Un record absolu de pollution atmosphérique a été battu ces derniers jours à New Delhi, en partie dû aux pétards utilisés pour la fête des lumières, Diwali. | MONEY SHARMA / AFP

Les trois jours de fête célébrant Diwali, la fête des lumières qui marque le Nouvel An hindou, resteront marqués d’une pierre noire cette année à New Delhi. Lundi 31 octobre, alors que les derniers pétards et feux d’artifice explosaient peu après minuit, la capitale de l’Inde a littéralement étouffé dans un brouillard toxique.

L’agence gouvernementale indienne de prévision et de recherche sur la qualité de l’air (Safar) a vu avec effarement la concentration en particules fines PM 2,5 franchir la barre des mille microgrammes par mètre cube, alors que le seuil admissible pour la santé humaine est fixé par l’Organisation mondiale de la santé à soixante microgrammes. L’agglomération est certes connue pour être l’une des plus polluées au monde mais, cette fois, un record absolu a été battu.

Le Safar est formel : « 60 % à 70 % de la fumée » qui est allée jusqu’à s’insinuer dans les tunnels du métro était due aux pétard de Diwali, et non aux conséquences habituelles de l’urbanisation croissante, de l’activité des centrales électriques au charbon et de la circulation des moteurs au diesel.

Les autorités publiques s’y attendaient. Vendredi 28 octobre, elles avaient demandé à la population de renoncer à la tradition des pétards.

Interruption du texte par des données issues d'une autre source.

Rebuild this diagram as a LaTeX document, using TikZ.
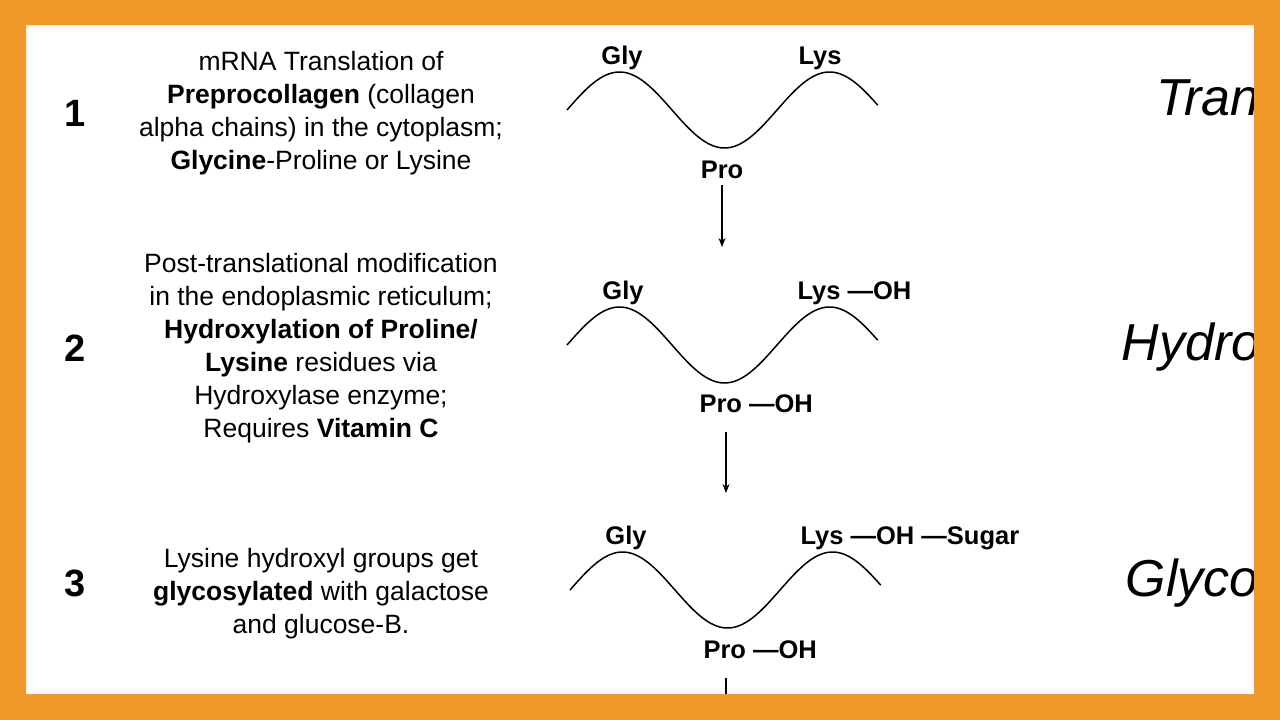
\documentclass[tikz,border=0pt]{standalone}
\usepackage{fontspec}
\setmainfont{Liberation Sans}
\usetikzlibrary{arrows.meta}
\begin{document}
\begin{tikzpicture}[x=1pt,y=-1pt,
  desc/.style={align=center,font=\fontsize{26.5}{33}\selectfont},
  num/.style={font=\fontsize{38}{40}\selectfont\bfseries},
  lab/.style={font=\fontsize{25.5}{28}\selectfont\bfseries},
  big/.style={anchor=west,font=\fontsize{52}{60}\selectfont\itshape},
  wave/.style={line width=1.5pt},
  arr/.style={line width=1.2pt,-{Stealth[length=9pt,width=7pt]}}]
\useasboundingbox (0,0) rectangle (1280,720);
\fill[white] (0,0) rectangle (1280,720);
% right clipped titles
\node[big] (t1) at (1153,97) {Translation};
\node[big] (t2) at (1118,347) {Hydroxylation};
\node[big] (t3) at (1122,583) {Glycosylation};
% orange frame
\fill[even odd rule,fill={rgb,255:red,240;green,153;blue,42}] (0,0) rectangle (1280,720) (26,25) rectangle (1254,694);
% numbers
\node[num] (n1) at (75,113) {1};
\node[num] (n2) at (75,348) {2};
\node[num] (n3) at (75,583) {3};
% descriptions
\node[desc] (d1) at (321,113) {mRNA Translation of\\\textbf{Preprocollagen} (collagen\\alpha chains) in the cytoplasm;\\\textbf{Glycine}-Proline or Lysine};
\node[desc] (d2) at (321,348) {Post-translational modification\\in the endoplasmic reticulum;\\\textbf{Hydroxylation of Proline/}\\\textbf{Lysine} residues via\\Hydroxylase enzyme;\\Requires \textbf{Vitamin C}};
\node[desc] (d3) at (321,594) {Lysine hydroxyl groups get\\\textbf{glycosylated} with galactose\\and glucose-B.};
% waves
\draw[wave] plot[domain=0:1.481,samples=120,smooth] ({567+210*\x},{110-38*sin(360*\x)});
\draw[wave] plot[domain=0:1.481,samples=120,smooth] ({567+210*\x},{345-38*sin(360*\x)});
\draw[wave] plot[domain=0:1.481,samples=120,smooth] ({570+210*\x},{590-38*sin(360*\x)});
% labels
\node[lab] (g1) at (622,58) {Gly};
\node[lab] (l1) at (820,58) {Lys};
\node[lab] (p1) at (722,170) {Pro};
\node[lab] (g2) at (623,293) {Gly};
\node[lab,anchor=west] (l2) at (794,293) {Lys —OH};
\node[lab,anchor=west] (p2) at (696,404) {Pro —OH};
\node[lab] (g3) at (626,538) {Gly};
\node[lab,anchor=west] (l3) at (797,538) {Lys —OH —Sugar};
\node[lab,anchor=west] (p3) at (700,650) {Pro —OH};
% arrows
\coordinate (a1) at (722,247);
\coordinate (a2) at (726,493);
\coordinate (a3) at (726,694);
\draw[arr] (722,185) -- (a1);
\draw[arr] (726,432) -- (a2);
\draw[line width=1.2pt] (726,678) -- (a3);
\end{tikzpicture}
\end{document}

Le gouvernement de la région capitale avait aussi annoncé une décision inédite : installer des purificateurs d’air aux grands carrefours du centre ville.

Le ministre de la santé local, Satyendar Jain, a précisé qu’une expérimentation serait menée « d’ici un mois ou deux », en vue de « réduire le taux de pollution » en cinq points névralgiques du réseau routier : les gares routières d’Anand Vihar et de Sarai Kalen Khan, le quartier IPO, la porte du Cachemire et l’hôpital AIIMS.

Jusqu’à présent, ce sont les purificateurs d’air intérieur qui connaissaient un engouement très fort au moment de Diwali et à l’approche de l’hiver, lequel plonge tous les ans New Delhi dans un épais brouillard. Même si les médecins restent sceptiques quant à l’efficacité de ces équipements, les fabricants comme Sharp ou Panasonic disent avoir vu leurs ventes plus que doubler en novembre 2015. Cette année, ce sont les pouvoirs publics qui se laissent tenter, pour purifier non plus l’air intérieur, mais extérieur.

Dix mille à trente mille morts chaque année

Dans les rues de New Delhi, au lendemain de Diwali, la fête des lumières, le 31 octobre. | MONEY SHARMA / AFP

Selon Satyendar Jain, qui est architecte de profession, la ville de Pune, dans l’Etat du Maharashtra, aurait déjà obtenu des résultats intéressants de cette façon. Les systèmes qui seront testés prochainement dans la capitale, aux heures de pointe de la circulation automobile, seront capables de réduire « de 40 % à 60 % » la quantité de monoxyde de carbone et de particules en suspension, « dans un rayon compris entre vingt et trente mètres », affirme le ministre. Ils ont été mis au point conjointement par l’Institut national de recherche en ingénierie environnementale (Neeri) de Nagpur et par l’Institut indien de technologie (IIT) de Bombay.

En outre, les autorités ont décidé de tester un brumisateur géant à un autre grand carrefour de la ville. La brume vaporisée dans l’air contribuera à fixer les particules et pourrait, toujours selon Satyendar Jain, diminuer significativement la quantité de particules fines PM 2,5 et PM 10, considérées comme responsables de la forte augmentation des cas de bronchite chronique, de cancer du poumon et de maladies cardiaques.

Certains habitants de New Delhi dénoncent des mesures « cosmétiques ». D’autres assurent que le gouvernement régional, dirigé depuis bientôt deux ans par une formation populiste, le Parti de l’homme ordinaire (AAP), cherche à faire oublier « l’échec » de la circulation alternée, expérimentée à deux reprises cette année et jugée inefficace par le tribunal « vert », une juridiction créée en Inde en 2010 pour régler les litiges en matière d’environnement.

Selon le Centre pour les sciences et l’environnement, 10 000 à 30 000 personnes meurent chaque année de la pollution de l’air à Delhi. Et dans un rapport publié à quelques jours de la conférence de l’ONU sur le climat organisée à Marrakech, au Maroc, l’Unicef a fait savoir que sur les 2 milliards d’enfants respirant un air vicié sur la planète, un tiers vit dans le nord du sous-continent. Tous âges confondus, la pollution atmosphérique est aujourd’hui la cinquième cause de décès en Inde.